The force you use must be proportional to the threat you face. All three of New Mexico’s relevant jury instructions — defense of habitation, self-defense, and no duty to retreat — include the requirement that a reasonable person would have acted the same way. A jury evaluates this based on the circumstances as they appeared at the time, not with the benefit of knowing how things turned out. But grossly disproportionate responses (shooting an unarmed person who knocked on your door, for example) will not survive that reasonableness test.
If you deliberately provoked someone into attacking you so you could claim self-defense, the law will not protect you. This is distinct from being the initial aggressor — provocation can include actions designed to manufacture a confrontation even without throwing the first punch.
One of the most important features of New Mexico self-defense law is who carries the burden of proof. Once a defendant presents some evidence of self-defense — even if the only evidence is the defendant’s own testimony — the judge must instruct the jury on self-defense. From that point, the prosecution bears the burden of proving beyond a reasonable doubt that the defendant did not act in self-defense.2New Mexico Supreme Court. UJI-Criminal 14-5170 – Justifiable Homicide; Defense of Habitation The same burden applies to defense of habitation claims.3New Mexico Supreme Court. UJI-Criminal 14-5171 – Justifiable Homicide; Self-Defense
If the jury has a reasonable doubt about whether the defendant acted in self-defense, it must acquit. The defendant does not need to prove innocence. This is a significant advantage, but it is not a guarantee — prosecutors can and do bring charges in self-defense cases when the evidence is ambiguous.
Even a legally justified use of deadly force will trigger a law enforcement investigation. Police will respond, collect evidence, and interview witnesses. In clear-cut cases, prosecutors may review the evidence and decline to file charges. In ambiguous situations, however, you should expect that a prosecutor may charge you and leave it to a jury to decide whether your use of force was justified.

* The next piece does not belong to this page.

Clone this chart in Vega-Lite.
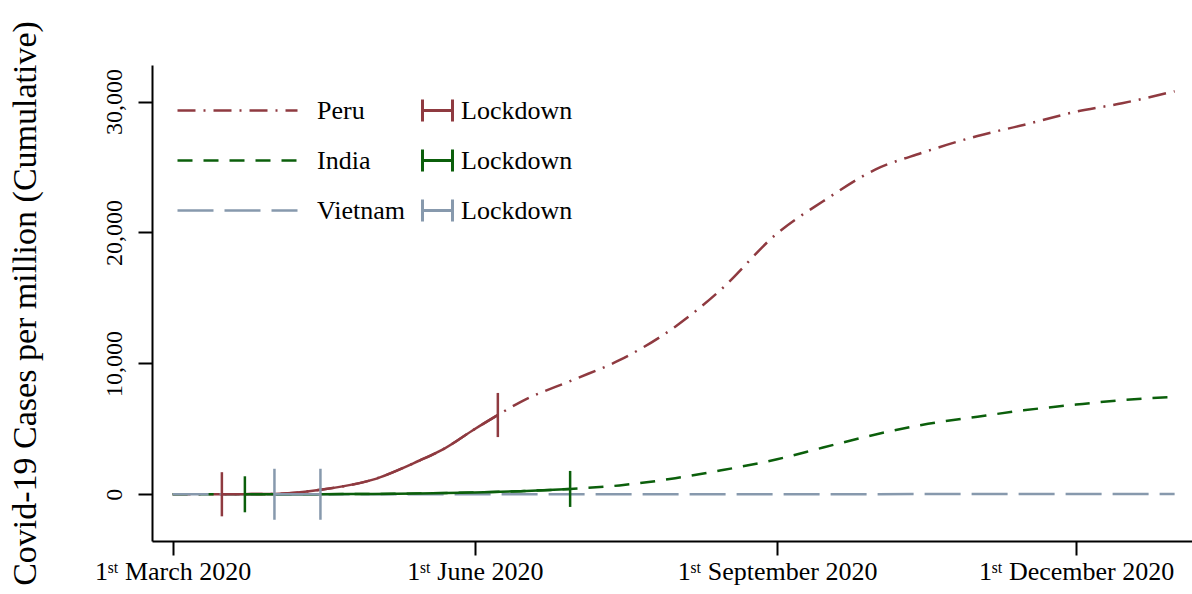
{
  "$schema": "https://vega.github.io/schema/vega-lite/v6.json",
  "width": 1040,
  "height": 476,
  "autosize": {"type": "none"},
  "padding": {"left": 152, "top": 65, "right": 0, "bottom": 53},
  "background": "white",
  "config": {
    "view": {"stroke": null},
    "font": "Liberation Serif",
    "legend": {"padding": 0, "labelColor": "black", "labelFont": "Liberation Serif"}
  },
  "datasets": {
    "series": [
      {"country": "Peru", "date": "2020-03-01", "value": 0, "lockdown": false},
      {"country": "Peru", "date": "2020-03-16", "value": 3, "lockdown": true},
      {"country": "Peru", "date": "2020-03-23", "value": 12, "lockdown": true},
      {"country": "Peru", "date": "2020-04-01", "value": 32, "lockdown": true},
      {"country": "Peru", "date": "2020-04-15", "value": 348, "lockdown": true},
      {"country": "Peru", "date": "2020-05-01", "value": 1121, "lockdown": true},
      {"country": "Peru", "date": "2020-05-15", "value": 2563, "lockdown": true},
      {"country": "Peru", "date": "2020-05-22", "value": 3388, "lockdown": true},
      {"country": "Peru", "date": "2020-06-01", "value": 4989, "lockdown": true},
      {"country": "Peru", "date": "2020-06-08", "value": 6057, "lockdown": true},
      {"country": "Peru", "date": "2020-06-15", "value": 7067, "lockdown": false},
      {"country": "Peru", "date": "2020-07-01", "value": 8750, "lockdown": false},
      {"country": "Peru", "date": "2020-07-15", "value": 10243, "lockdown": false},
      {"country": "Peru", "date": "2020-08-01", "value": 12805, "lockdown": false},
      {"country": "Peru", "date": "2020-08-15", "value": 15660, "lockdown": false},
      {"country": "Peru", "date": "2020-09-01", "value": 19931, "lockdown": false},
      {"country": "Peru", "date": "2020-09-15", "value": 22385, "lockdown": false},
      {"country": "Peru", "date": "2020-10-01", "value": 24820, "lockdown": false},
      {"country": "Peru", "date": "2020-10-15", "value": 26077, "lockdown": false},
      {"country": "Peru", "date": "2020-11-01", "value": 27374, "lockdown": false},
      {"country": "Peru", "date": "2020-11-15", "value": 28215, "lockdown": false},
      {"country": "Peru", "date": "2020-12-01", "value": 29227, "lockdown": false},
      {"country": "Peru", "date": "2020-12-15", "value": 29875, "lockdown": false},
      {"country": "Peru", "date": "2020-12-31", "value": 30790, "lockdown": false},
      {"country": "India", "date": "2020-03-01", "value": 0, "lockdown": false},
      {"country": "India", "date": "2020-03-23", "value": 0.3, "lockdown": true},
      {"country": "India", "date": "2020-04-15", "value": 9, "lockdown": true},
      {"country": "India", "date": "2020-05-01", "value": 25, "lockdown": true},
      {"country": "India", "date": "2020-05-15", "value": 59, "lockdown": true},
      {"country": "India", "date": "2020-06-01", "value": 138, "lockdown": true},
      {"country": "India", "date": "2020-06-15", "value": 242, "lockdown": true},
      {"country": "India", "date": "2020-06-30", "value": 410, "lockdown": true},
      {"country": "India", "date": "2020-07-15", "value": 679, "lockdown": false},
      {"country": "India", "date": "2020-08-01", "value": 1228, "lockdown": false},
      {"country": "India", "date": "2020-08-15", "value": 1830, "lockdown": false},
      {"country": "India", "date": "2020-09-01", "value": 2674, "lockdown": false},
      {"country": "India", "date": "2020-09-15", "value": 3572, "lockdown": false},
      {"country": "India", "date": "2020-10-01", "value": 4573, "lockdown": false},
      {"country": "India", "date": "2020-10-15", "value": 5297, "lockdown": false},
      {"country": "India", "date": "2020-11-01", "value": 5928, "lockdown": false},
      {"country": "India", "date": "2020-11-15", "value": 6413, "lockdown": false},
      {"country": "India", "date": "2020-12-01", "value": 6855, "lockdown": false},
      {"country": "India", "date": "2020-12-15", "value": 7196, "lockdown": false},
      {"country": "India", "date": "2020-12-31", "value": 7442, "lockdown": false},
      {"country": "Vietnam", "date": "2020-03-01", "value": 0.2, "lockdown": false},
      {"country": "Vietnam", "date": "2020-04-01", "value": 2.3, "lockdown": true},
      {"country": "Vietnam", "date": "2020-04-15", "value": 2.8, "lockdown": true},
      {"country": "Vietnam", "date": "2020-06-01", "value": 3.4, "lockdown": false},
      {"country": "Vietnam", "date": "2020-08-01", "value": 6, "lockdown": false},
      {"country": "Vietnam", "date": "2020-09-01", "value": 10.8, "lockdown": false},
      {"country": "Vietnam", "date": "2020-12-31", "value": 15, "lockdown": false}
    ],
    "markers": [
      {"country": "Peru", "date": "2020-03-16", "value": 3},
      {"country": "Peru", "date": "2020-06-08", "value": 6057},
      {"country": "India", "date": "2020-03-23", "value": 0.3},
      {"country": "India", "date": "2020-06-30", "value": 410},
      {"country": "Vietnam", "date": "2020-04-01", "value": 2.3},
      {"country": "Vietnam", "date": "2020-04-15", "value": 2.8}
    ]
  },
  "encoding": {
    "x": {
      "field": "date",
      "type": "temporal",
      "scale": {
        "type": "utc",
        "domain": [
          {"year": 2020, "month": 2, "date": 23, "hours": 17, "minutes": 30, "utc": true},
          {"year": 2021, "month": 1, "date": 5, "hours": 7, "utc": true}
        ]
      },
      "axis": {
        "title": null,
        "grid": false,
        "values": [
          {"year": 2020, "month": 3, "date": 1, "utc": true},
          {"year": 2020, "month": 6, "date": 1, "utc": true},
          {"year": 2020, "month": 9, "date": 1, "utc": true},
          {"year": 2020, "month": 12, "date": 1, "utc": true}
        ],
        "labelExpr": "'1ˢᵗ ' + utcFormat(datum.value, '%B %Y')",
        "labelFont": "Liberation Serif",
        "labelFontSize": 26,
        "labelColor": "black",
        "labelPadding": 3,
        "labelFlush": false,
        "labelOverlap": false,
        "labelLimit": 0,
        "tickSize": 14,
        "tickWidth": 2,
        "tickColor": "black",
        "domainColor": "black",
        "domainWidth": 2
      }
    },
    "y": {
      "field": "value",
      "type": "quantitative",
      "scale": {"domain": [-3568, 32796], "nice": false, "zero": false},
      "axis": {
        "title": "Covid-19 Cases per million (Cumulative)",
        "titleFont": "Liberation Serif",
        "titleFontSize": 34,
        "titleFontWeight": "normal",
        "titleColor": "black",
        "titlePadding": 60,
        "grid": false,
        "values": [0, 10000, 20000, 30000],
        "format": ",.0f",
        "labelAngle": 270,
        "labelAlign": "center",
        "labelBaseline": "alphabetic",
        "labelPadding": 17,
        "labelFont": "Liberation Serif",
        "labelFontSize": 24,
        "labelColor": "black",
        "labelLimit": 0,
        "tickSize": 14,
        "tickWidth": 2,
        "tickColor": "black",
        "domainColor": "black",
        "domainWidth": 2
      }
    }
  },
  "layer": [
    {
      "data": {"name": "series"},
      "mark": {"type": "line", "strokeWidth": 2.5, "interpolate": "monotone", "strokeCap": "butt"},
      "encoding": {
        "color": {
          "field": "country",
          "type": "nominal",
          "scale": {"domain": ["Peru", "India", "Vietnam"], "range": ["#8f3a40", "#0b5f0b", "#8799ad"]},
          "legend": {
            "title": null, "orient": "none", "legendX": 69, "legendY": 29, "direction": "vertical",
            "symbolType": "M-4,0H4", "symbolSize": 900, "symbolStrokeWidth": 2.5,
            "labelFontSize": 26, "labelOffset": 63, "rowPadding": 20
          }
        },
        "strokeDash": {
          "field": "country",
          "type": "nominal",
          "scale": {"domain": ["Peru", "India", "Vietnam"], "range": [[18, 8, 2, 8], [15, 11], [36, 11]]},
          "legend": {
            "title": null, "orient": "none", "legendX": 69, "legendY": 29, "direction": "vertical",
            "symbolType": "M-4,0H4", "symbolSize": 900, "symbolStrokeWidth": 2.5,
            "labelFontSize": 26, "labelOffset": 63, "rowPadding": 20
          }
        }
      }
    },
    {
      "data": {"name": "series"},
      "transform": [{"filter": "datum.lockdown"}],
      "mark": {"type": "line", "strokeWidth": 2.5, "interpolate": "monotone", "strokeCap": "butt"},
      "encoding": {
        "color": {
          "field": "country",
          "type": "nominal",
          "scale": {"domain": ["Peru", "India", "Vietnam"], "range": ["#8f3a40", "#0b5f0b", "#8799ad"]},
          "legend": null
        }
      }
    },
    {
      "data": {"name": "markers"},
      "mark": {"type": "point", "shape": "M0,-1V1", "filled": false, "strokeWidth": 2.5, "opacity": 1},
      "encoding": {
        "color": {
          "field": "country",
          "type": "nominal",
          "scale": {"domain": ["Peru", "India", "Vietnam"], "range": ["#8f3a40", "#0b5f0b", "#8799ad"]},
          "legend": {
            "title": null, "orient": "none", "legendX": 269, "legendY": 29, "direction": "vertical",
            "symbolType": "M-1,-0.73V0.73M-1,0H1M1,-0.73V0.73", "symbolSize": 900, "symbolStrokeWidth": 3,
            "labelFontSize": 26, "labelOffset": 7, "rowPadding": 15,
            "labelExpr": "'Lockdown'"
          }
        },
        "size": {
          "field": "country",
          "type": "nominal",
          "scale": {"type": "point", "domain": ["India", "Peru", "Vietnam"], "range": [1296, 2601], "padding": 0},
          "legend": null
        }
      }
    }
  ],
  "resolve": {
    "scale": {"color": "independent", "size": "independent", "strokeDash": "independent"},
    "legend": {"color": "independent"}
  }
}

A few practical realities that the statutes do not spell out: anything you say to police at the scene can be used against you. Most criminal defense attorneys advise cooperating with basic identification but declining to give detailed statements without a lawyer present. You should also know that even if you are acquitted of criminal charges, the family of the person killed may still file a civil wrongful death lawsuit. A criminal acquittal does not automatically shield you from civil liability, which operates under a lower burden of proof.
If a self-defense claim fails and you are convicted of a felony involving a firearm, New Mexico imposes significant sentencing enhancements. Under NMSA 31-18-16, brandishing a firearm during the commission of a noncapital felony adds three years to the base sentence. The statute defines brandishing as displaying or making a firearm known to another person with the intent to intimidate or injure.5Justia. New Mexico Code 31-18-16 – Use, Brandishing or Discharge of Firearm This is worth understanding because if a jury rejects your self-defense claim, the same firearm you used for protection becomes the basis for additional prison time.